Free UDL Digital Badge, Autumn 2022
Staff at the University of Limerick will again be facilitating the free online UDL Badge Course this Autumn 2022.
What is the badge?
Free 10-week introductory course on Universal Design for Learning organised by AHEAD and UCD Access & Lifelong Learning and facilitated by UL staff.
Implementation of universal design principles in Teaching & Learning promotes inclusivity and equity while also ‘future-proofing’ your teaching.
As our classrooms and lecture theatres become increasingly diverse, our practices must also adapt to reflect the changing landscape of higher education. Universal Design for Learning (UDL) is an educational framework based on research in the learning sciences, including cognitive neuroscience, which guides the development of flexible learning environments that can accommodate individual learning differences and cater for the wide range of diversity in our lecture rooms. This CPD course will give you an introduction to the concept of Universal Design for Learning and invite you to review and update your own Teaching and Learning practice.
You’ll learn to
- Reflect on the diversity of your students
- Gain a good understanding of the Universal Design for Learning framework and how it can support diverse learners
- Redesign some elements of your teaching and learning practice based on your knowledge of UDL principles
- Consider how you will change your practice more broadly in line with a UDL approach
Who can take this course?
Strictly for staff currently working in Higher Education or Further Education and Training in the Republic of Ireland. Places are allocated on a first-come first-served basis. Participants must have some teaching activity planned during weeks 5-9 that you can work on as part of the UDL Redesign Activity (can be individual class, group of classes, training session or assignment - flexible). Book quickly to avoid disappointment.
Approximately 25 hours over 10 weeks, roughly 2.5 hours per week. Optional 5-hour add-on for participants interested in rolling this open course out to colleagues in the future. Webinars are recorded and meetings are scheduled around your timetable so all aspects of the course can work around your schedule.
FREE but places are limited and in high demand so act fast.
When does the course run?
The course runs from Oct 3rd - Dec 12th 2022.
- UDL resources at UL
- What is UDL? – AHEAD webpage
- 6 x 10 min videos – previous badge participants on their UDL implementations as part of the badge.
Registration is available on Eventbrite until September 20th 2022.
"Undertaking the Digital Badge in UDL course was highly useful to understand the education process in more detail, to understand education more from a student perspective, and to improve the content that I create."
"I soon realised that the course did not only apply to teaching staff but also to anyone interacting with an audience. It deals with motivation, engagement and communication styles which can be applied to many different contexts."
"Universal Design for Learning was something I had a vague sense of prior to undertaking the badge, but as I went through the course, what struck me time and again were memories of the students I had come across who did not ‘fit’ with either
1) how I was taught and learn myself or
2) how most teaching was delivered in my programme.

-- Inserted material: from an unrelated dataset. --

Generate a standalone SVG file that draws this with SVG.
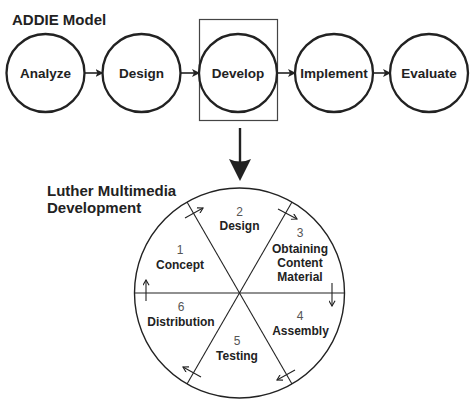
<svg xmlns="http://www.w3.org/2000/svg" width="474" height="418" viewBox="0 0 474 418">
<defs>
<style>
.title{font-family:"Liberation Sans",Arial,sans-serif;font-weight:bold;font-size:15px;fill:#222}
.lbl{font-family:"Liberation Sans",Arial,sans-serif;font-weight:bold;font-size:13.5px;fill:#222;text-anchor:middle}
.seg{font-family:"Liberation Sans",Arial,sans-serif;font-weight:bold;font-size:12px;fill:#222;text-anchor:middle}
.num{font-family:"Liberation Sans",Arial,sans-serif;font-size:12px;fill:#555;text-anchor:middle}
.node{fill:#fff;stroke:#222;stroke-width:2.3}
.conn{stroke:#222;stroke-width:1.6;fill:none}
.thin{stroke:#222;stroke-width:1.1;fill:none}
</style>
<marker id="ah" viewBox="0 0 8 8" refX="7" refY="4" markerWidth="8" markerHeight="8" markerUnits="userSpaceOnUse" orient="auto">
<path d="M0,0 L8,4 L0,8 L2,4 Z" fill="#222"/>
</marker>
<marker id="oh" viewBox="0 0 8 8" refX="7" refY="4" markerWidth="7" markerHeight="7" markerUnits="userSpaceOnUse" orient="auto">
<path d="M1,0.5 L7,4 L1,7.5" fill="none" stroke="#222" stroke-width="1.3"/>
</marker>
</defs>
<rect width="474" height="418" fill="#fff"/>
<text class="title" x="12" y="25">ADDIE Model</text>
<g id="highlight"><rect x="199.5" y="19.5" width="78" height="101" fill="none" stroke="#444" stroke-width="1.2"/></g>
<g id="analyze"><circle class="node" cx="45.5" cy="73" r="39"/><text class="lbl" x="45.5" y="78">Analyze</text></g>
<g id="design"><circle class="node" cx="141.5" cy="73" r="39"/><text class="lbl" x="141.5" y="78">Design</text></g>
<g id="develop"><circle class="node" cx="238" cy="73" r="39"/><text class="lbl" x="238" y="78">Develop</text></g>
<g id="implement"><circle class="node" cx="334" cy="73" r="39"/><text class="lbl" x="334" y="78">Implement</text></g>
<g id="evaluate"><circle class="node" cx="429" cy="73" r="39"/><text class="lbl" x="429" y="78">Evaluate</text></g>
<g id="connectors">
<line class="conn" x1="85" y1="73" x2="102.5" y2="73" marker-end="url(#ah)"/>
<line class="conn" x1="181" y1="73" x2="199" y2="73" marker-end="url(#ah)"/>
<line class="conn" x1="277.5" y1="73" x2="295" y2="73" marker-end="url(#ah)"/>
<line class="conn" x1="373.5" y1="73" x2="390" y2="73" marker-end="url(#ah)"/>
<line x1="240" y1="128" x2="240" y2="162" stroke="#222" stroke-width="2.4"/>
<path d="M229,159 L240,181 L251,159 Q240,164 229,159 Z" fill="#222"/>
</g>
<text class="title" x="47" y="196">Luther Multimedia</text>
<text class="title" x="47" y="213">Development</text>
<g id="luther-cycle">
<circle cx="239.5" cy="293" r="105" fill="none" stroke="#222" stroke-width="1.4"/>
<line class="thin" x1="134.5" y1="293" x2="344.5" y2="293"/>
<line class="thin" x1="187" y1="202" x2="292" y2="384"/>
<line class="thin" x1="292" y1="202" x2="187" y2="384"/>
<line class="thin" x1="185" y1="218" x2="203" y2="208" marker-end="url(#oh)"/>
<line class="thin" x1="278" y1="209" x2="297" y2="219" marker-end="url(#oh)"/>
<line class="thin" x1="332" y1="283" x2="332" y2="306" marker-end="url(#oh)"/>
<line class="thin" x1="295" y1="370" x2="277" y2="380" marker-end="url(#oh)"/>
<line class="thin" x1="201" y1="377" x2="183" y2="367" marker-end="url(#oh)"/>
<line class="thin" x1="146" y1="301" x2="146" y2="280" marker-end="url(#oh)"/>
</g>
<g id="seg1"><text class="num" x="180" y="254">1</text><text class="seg" x="180" y="269">Concept</text></g>
<g id="seg2"><text class="num" x="239.5" y="216">2</text><text class="seg" x="239.5" y="230">Design</text></g>
<g id="seg3"><text class="num" x="300" y="237">3</text><text class="seg" x="300" y="253">Obtaining</text><text class="seg" x="300" y="267">Content</text><text class="seg" x="300" y="281">Material</text></g>
<g id="seg4"><text class="num" x="300" y="320">4</text><text class="seg" x="300.5" y="335">Assembly</text></g>
<g id="seg5"><text class="num" x="237" y="345">5</text><text class="seg" x="237" y="360">Testing</text></g>
<g id="seg6"><text class="num" x="181" y="311">6</text><text class="seg" x="181" y="326">Distribution</text></g>
</svg>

Their experiences were re-imagined for me through the UDL badge, helping me to realise the many ways in which considering lots of different approaches to learning could be factored into my teaching upfront, rather than making ‘accommodations’ when various specific situations for different students were communicated to me during semesters.

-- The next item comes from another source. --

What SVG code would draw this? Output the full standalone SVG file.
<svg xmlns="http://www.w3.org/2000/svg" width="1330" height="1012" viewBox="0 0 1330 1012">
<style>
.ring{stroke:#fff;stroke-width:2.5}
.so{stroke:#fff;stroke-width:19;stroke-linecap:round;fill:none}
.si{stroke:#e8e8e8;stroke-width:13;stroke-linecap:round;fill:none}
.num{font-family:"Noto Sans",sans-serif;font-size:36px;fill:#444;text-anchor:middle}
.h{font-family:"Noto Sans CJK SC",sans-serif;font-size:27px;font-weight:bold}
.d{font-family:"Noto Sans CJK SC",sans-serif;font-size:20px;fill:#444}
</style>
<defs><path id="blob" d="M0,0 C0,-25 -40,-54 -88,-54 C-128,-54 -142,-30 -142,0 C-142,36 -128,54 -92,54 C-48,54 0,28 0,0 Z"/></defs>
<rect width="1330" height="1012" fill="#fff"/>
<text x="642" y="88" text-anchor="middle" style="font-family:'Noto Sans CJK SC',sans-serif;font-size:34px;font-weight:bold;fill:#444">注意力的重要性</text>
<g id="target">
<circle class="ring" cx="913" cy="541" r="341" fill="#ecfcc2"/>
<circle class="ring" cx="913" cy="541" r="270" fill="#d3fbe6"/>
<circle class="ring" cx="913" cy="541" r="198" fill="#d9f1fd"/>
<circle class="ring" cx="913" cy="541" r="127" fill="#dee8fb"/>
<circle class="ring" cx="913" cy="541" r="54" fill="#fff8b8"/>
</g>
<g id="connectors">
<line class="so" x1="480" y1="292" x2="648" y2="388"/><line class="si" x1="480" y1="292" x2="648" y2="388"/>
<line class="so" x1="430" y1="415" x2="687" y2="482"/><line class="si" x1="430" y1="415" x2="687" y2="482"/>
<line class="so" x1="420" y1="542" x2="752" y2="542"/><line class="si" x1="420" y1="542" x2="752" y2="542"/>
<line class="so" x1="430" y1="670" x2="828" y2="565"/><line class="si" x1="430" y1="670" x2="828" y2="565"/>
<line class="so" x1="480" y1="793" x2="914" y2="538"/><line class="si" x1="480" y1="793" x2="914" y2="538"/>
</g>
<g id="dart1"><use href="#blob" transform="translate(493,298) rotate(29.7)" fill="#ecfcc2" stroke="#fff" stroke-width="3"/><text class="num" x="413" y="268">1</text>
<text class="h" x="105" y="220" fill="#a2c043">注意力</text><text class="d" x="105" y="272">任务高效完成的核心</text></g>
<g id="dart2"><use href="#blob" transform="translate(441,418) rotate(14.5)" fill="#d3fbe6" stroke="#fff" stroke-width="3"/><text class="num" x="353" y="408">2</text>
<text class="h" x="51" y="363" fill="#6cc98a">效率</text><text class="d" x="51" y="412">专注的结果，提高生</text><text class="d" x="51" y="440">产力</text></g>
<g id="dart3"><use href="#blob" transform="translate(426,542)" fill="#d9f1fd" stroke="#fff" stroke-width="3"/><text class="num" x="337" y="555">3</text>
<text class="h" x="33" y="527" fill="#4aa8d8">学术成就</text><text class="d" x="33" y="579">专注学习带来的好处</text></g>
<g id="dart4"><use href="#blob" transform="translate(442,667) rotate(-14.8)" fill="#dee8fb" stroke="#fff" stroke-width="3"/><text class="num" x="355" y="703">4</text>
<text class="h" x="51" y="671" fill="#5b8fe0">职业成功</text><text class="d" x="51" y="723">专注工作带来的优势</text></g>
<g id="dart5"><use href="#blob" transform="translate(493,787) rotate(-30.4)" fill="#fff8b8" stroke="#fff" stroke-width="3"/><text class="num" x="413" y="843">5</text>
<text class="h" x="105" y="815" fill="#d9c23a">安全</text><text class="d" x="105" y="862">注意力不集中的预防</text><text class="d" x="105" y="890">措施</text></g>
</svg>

The UDL badge has led to me feeling a lot more confident about taking different approaches to how material is conveyed, engaged with and how learning is assessed, in particular, without loosing academic rigour or accountability."

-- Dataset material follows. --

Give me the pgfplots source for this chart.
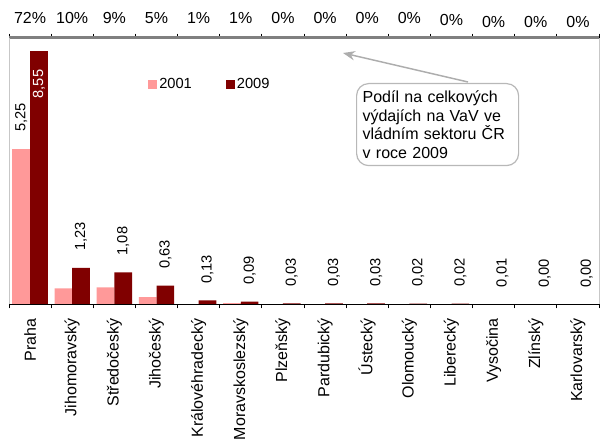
\documentclass[border=0pt]{standalone}
\usepackage{graphicx}
\usepackage{pgfplots}
\pgfplotsset{compat=1.18}
\usepackage{fontspec}
\setmainfont{Liberation Sans}
\usetikzlibrary{arrows.meta}
\definecolor{c01}{HTML}{FF9999}
\definecolor{c09}{HTML}{800000}
\newcommand{\numlab}{\rotatebox{90}{\pgfmathprintnumber[fixed,zerofill,precision=2,use comma]{\pgfplotspointmeta}}}
\pgfplotsset{
  vlabR/.style={nodes near coords={\numlab}, nodes near coords style={anchor=south, inner ysep=12.5pt, inner xsep=0pt, xshift=6.64pt, font=\fontsize{11}{13}\selectfont, black}},
  vlabL/.style={nodes near coords={\numlab}, nodes near coords style={anchor=south, inner ysep=12.5pt, inner xsep=0pt, xshift=-6.64pt, font=\fontsize{11}{13}\selectfont, black}},
}
\begin{document}
\begin{tikzpicture}
\useasboundingbox (0,0) rectangle (450pt,330.75pt);
\begin{axis}[
  at={(6.75pt,102.5pt)}, anchor=south west,
  scale only axis, width=442.5pt, height=200.1pt,
  xmin=-0.5, xmax=13.5, ymin=0, ymax=9,
  clip=false,
  /pgf/number format/assume math mode=true,
  axis line style={draw=none},
  ytick=\empty,
  xtick={0,...,13},
  xticklabels={Praha,Jihomoravský,Středočeský,Jihočeský,Královéhradecký,Moravskoslezský,Plzeňský,Pardubický,Ústecký,Olomoucký,Liberecký,Vysočina,Zlínský,Karlovarský},
  major tick length=0pt,
  xticklabel style={rotate=90, anchor=east, inner sep=0pt, font=\fontsize{12}{14}\selectfont},
  xticklabel shift=10.3pt,
  extra x ticks={-0.5,0.5,...,13.5},
  extra x tick labels={},
  extra x tick style={major tick length=3pt, tick align=outside, tick style={black, line width=0.75pt}},
  legend style={at={(axis description cs:0.2356,0.824)}, anchor=west, draw=none, fill=none, inner sep=0pt,
    font=\fontsize{11}{13}\selectfont, /tikz/every even column/.append style={column sep=24pt},
    nodes={inner xsep=1.5pt, inner ysep=0pt}},
  legend columns=2,
  sqleg/.style={legend image code/.code={\fill[##1] (0pt,-3.4pt) rectangle (6.75pt,3.4pt);}},
]
% 2001 (all regions except Praha)
\addplot[ybar, bar width=0.42, bar shift=-0.21, fill=c01, draw=none, sqleg]
  coordinates {(1,0.54) (2,0.57) (3,0.24) (4,0.00) (5,0.04) (6,0.00) (7,0.00) (8,0.00) (9,0.00) (10,0.00) (11,0.00) (12,0.00) (13,0.00)};
\addlegendentry{2001}
% 2009 (all regions except Praha)
\addplot[ybar, bar width=0.42, bar shift=0.21, fill=c09, draw=none, sqleg, vlabR]
  coordinates {(1,1.23) (2,1.08) (3,0.63) (4,0.13) (5,0.09) (6,0.03) (7,0.03) (8,0.03) (9,0.02) (10,0.02) (11,0.01) (12,0.00) (13,0.00)};
\addlegendentry{2009}
% Praha
\addplot[ybar, bar width=0.42, bar shift=-0.21, fill=c01, draw=none, forget plot, vlabL]
  coordinates {(0,5.25)};
\addplot[ybar, bar width=0.42, bar shift=0.21, fill=c09, draw=none, forget plot,
  nodes near coords={\numlab},
  nodes near coords style={anchor=north, inner ysep=14pt, inner xsep=0pt, xshift=6.64pt, font=\fontsize{11}{13}\selectfont, white}]
  coordinates {(0,8.55)};
% shares on top
\addplot[draw=none, mark=none, forget plot, point meta=explicit symbolic, nodes near coords,
  nodes near coords style={anchor=base, inner sep=0pt, yshift=10.9pt, font=\fontsize{12}{14}\selectfont, black}]
  coordinates {(0,9) [72\%] (1,9) [10\%] (2,9) [9\%] (3,9) [5\%] (4,9) [1\%] (5,9) [1\%] (6,9) [0\%] (7,9) [0\%] (8,9) [0\%] (9,9) [0\%] (10,8.9) [0\%] (11,8.865) [0\%] (12,8.865) [0\%] (13,8.865) [0\%]};
\draw[color=black!50, line width=1.7pt] (rel axis cs:0,1) -- (rel axis cs:1,1);
\draw[color=black!22, line width=0.75pt] (rel axis cs:0,0) -- (rel axis cs:0,1);
\draw[color=black!22, line width=0.75pt] (rel axis cs:1,0) -- (rel axis cs:1,1);
\draw[black, line width=1.1pt] (rel axis cs:0,0) -- (rel axis cs:1,0);
\end{axis}
\draw[color=black!32, line width=1.1pt, -{Stealth[length=9pt,width=7pt,inset=3pt]}] (351pt,269.25pt) -- (257.25pt,291pt);
\node[draw=black!28, fill=white, rounded corners=9pt, line width=0.9pt, anchor=north west,
  minimum width=121.5pt, minimum height=61.5pt, inner xsep=4.5pt, align=left, text width=112.5pt,
  font=\fontsize{12}{13.9}\selectfont] at (267pt,268.5pt)
  {Podíl na celkových\\výdajích na VaV ve\\vládním sektoru ČR\\v roce 2009};
\end{tikzpicture}
\end{document}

This course broadened my horizons by challenging my teaching practice and encouraged more experimentation. It inspired me with the confidence and ability to develop additional creative techniques for engaging students deeper. One such example involves using coloured Lego bricks to explain a “Literature Review” in 3D form, making an abstract concept become more concrete for learners.
Another enjoyable aspect was the small group collaboration with UL colleagues from other faculties and divisions. This encouraged more divergent thinking, and opportunities to discuss and reflect on course content. We were also required to peer review each other’s module redesign assignment and assess it through a UDL lens.
I became more culturally aware about the diversity of student groups and the importance of using images, which universally appeal to everyone. I also learned to ensure that all online documents are produced in word rather than pdf format. This small adjustment facilitates students' ease in adapting content for their own individual study needs, by making it more accessible if using screen reader technology.